At this point, our conversation took an unexpected twist. Siddhartha went on to say that he would like to remain anonymous about his donation. This posed an instant dilemma to me. Clearly, I could not disrespect his desire for privacy. However, his commitment was something unprecedented in Nepal, which, I thought, needed proper publicity. Nepal is badly in need of role models and Siddhartha was about to set an example so worthy of emulation. Yet, he vigorously and genuinely insisted that “publicity about philanthropy was vulgarity.”
In an effort to penetrate his steadfastness, I stressed the importance of promoting this kind of positive news also as a way of discouraging the rampant negativism pervading society. “It is not about highlighting you,” I said, “it is about inspiring others to follow suit”. Finally, but with great palpable reluctance, Siddhartha gave me permission to make the donation public. In usual circumstances, there would have been a high-profile handover ceremony, but nothing as such was to happen. I parted with an astonishing sense of respect for a man I was even hesitant to meet initially.

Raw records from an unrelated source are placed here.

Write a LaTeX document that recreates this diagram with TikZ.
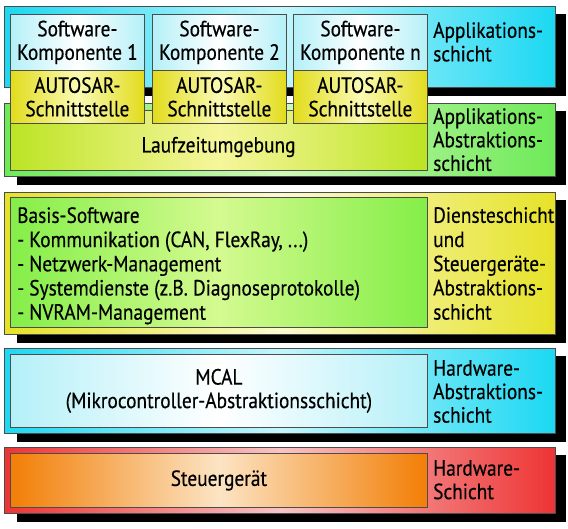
\documentclass[tikz,border=0pt]{standalone}
\usepackage{fontspec}
\setmainfont{PT Sans}[FakeStretch=0.88,FakeBold=0.4]
\usetikzlibrary{positioning,backgrounds}
\definecolor{appcyan}{HTML}{1CD8F2}
\definecolor{appcyanc}{HTML}{C4F6FC}
\definecolor{swcyan}{HTML}{B4F0F8}
\definecolor{rifyel}{HTML}{E2DC1C}
\definecolor{rifyelc}{HTML}{FAFAB4}
\definecolor{rtegreen}{HTML}{6EEA58}
\definecolor{rtegreenc}{HTML}{D0F8B8}
\definecolor{rteyel}{HTML}{BCE424}
\definecolor{rteyelc}{HTML}{F6F69C}
\definecolor{bswyel}{HTML}{E6E228}
\definecolor{bswyelc}{HTML}{FAFAD0}
\definecolor{bswgreen}{HTML}{84EE48}
\definecolor{bswgreenc}{HTML}{D4FA90}
\definecolor{hwred}{HTML}{EE3434}
\definecolor{hwredc}{HTML}{F8C4C4}
\definecolor{ecuorange}{HTML}{F27E06}
\definecolor{ecuorangec}{HTML}{FCE4C4}
\tikzset{
  fade/.style 2 args={left color=#1,right color=#1,middle color=#2},
  layer/.style={draw=black!70,line width=0.8pt,anchor=north west,inner sep=0pt,minimum width=551pt},
  box/.style={draw=black!70,line width=0.8pt,anchor=north west,inner sep=0pt,align=center},
  layertext/.style={anchor=north west,inner sep=0pt,align=left},
}

\begin{document}
\begin{tikzpicture}[x=1pt,y=-1pt,every node/.style={font=\fontsize{22pt}{23.5pt}\selectfont}]
                   \useasboundingbox (0,0) rectangle (568,528);
                   % layers
                   \node[layer,fade={appcyan}{appcyanc},minimum height=81pt] (L_1) at (4,6) {};
                   \node[layer,fade={rtegreen}{rtegreenc},minimum height=73pt] (L_2) at (4,103) {};
                   \node[layer,fade={bswyel}{bswyelc},minimum height=142pt] (L_3) at (4,192) {};
                   \node[layer,fade={appcyan}{appcyanc},minimum height=85pt] (L_4) at (4,348) {};
                   \node[layer,fade={hwred}{hwredc},minimum height=66pt] (L_5) at (4,447) {};
                   \begin{scope}[on background layer]
                    \foreach \l in {L_1,L_2,L_3,L_4,L_5}
                     \fill[black] ([xshift=13pt,yshift=-8pt]\l.north west) rectangle ([xshift=10pt,yshift=-8pt]\l.south east);
                   \end{scope}
                   % inner boxes
                   \node[box,fade={rteyel}{rteyelc},minimum width=417pt,minimum height=60pt] (rte) at (10,110) {};
                   \node at (218.5,147) (rte_t) {Laufzeitumgebung};
                   \foreach \x/\n/\t in {10/1/1,152/2/2,293/n/n} {
                    \node[box,fade={swcyan}{white},minimum width=134pt,minimum height=56pt] (s_\n) at (\x,14) {Software-\\Komponente \t};
                    \node[box,fade={rifyel}{rifyelc},minimum width=134pt,minimum height=53pt] (a_\n) at (\x,70) {AUTOSAR-\\Schnittstelle};
                   }
                   \node[box,fade={bswgreen}{bswgreenc},minimum width=417pt,minimum height=130pt] (bsw) at (10,197) {};
                   \node[layertext,font=\fontsize{22pt}{24.2pt}\selectfont] (bsw_t) at (17,207)
                     {Basis-Software\\- Kommunikation (CAN, FlexRay, ...)\\- Netzwerk-Management\\- Systemdienste (z.B. Diagnoseprotokolle)\\- NVRAM-Management};
                   \node[box,fade={swcyan}{white},minimum width=417pt,minimum height=73pt] (mcal) at (10,354) {MCAL\\(Mikrocontroller-Abstraktionsschicht)};
                   \node[box,fade={ecuorange}{ecuorangec},minimum width=417pt,minimum height=54pt] (ecu) at (10,453) {Steuergerät};
                   % layer names
                   \node[layertext] (n_1) at (433,22) {Applikations-\\schicht};
                   \node[layertext] (n_2) at (433,108) {Applikations-\\Abstraktions-\\schicht};
                   \node[layertext,font=\fontsize{22pt}{24.2pt}\selectfont] (n_3) at (433,207) {Diensteschicht\\und\\Steuergeräte-\\Abstraktions-\\schicht};
                   \node[layertext] (n_4) at (433,360) {Hardware-\\Abstraktions-\\schicht};
                   \node[layertext] (n_5) at (433,460) {Hardware-\\Schicht};
                \end{tikzpicture}
\end{document}
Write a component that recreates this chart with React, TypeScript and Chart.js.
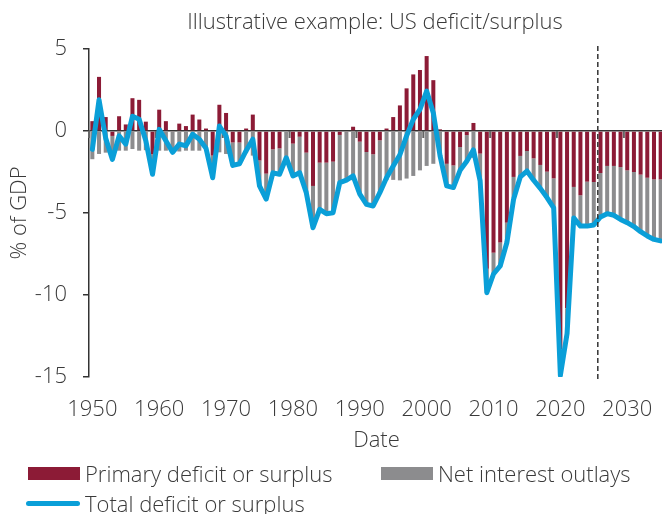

The neediest of Nepalis do not know Siddhartha. Nor does he know them. But I will not be wrong in assuming that he will be blessed by all those desperately looking for help to escape the grinding poverty that just kills them day in and day out. Figures suggest that 85 percent of the word’s distributable wealth is accumulated in the hands of 10 percent of the people. Just imagine how better off the world would be if each one of them was as generous as Siddhartha. Through his gesture and spirit, I am sure Siddhartha will continue to inspire all kinds of people towards the nobility of philanthropy.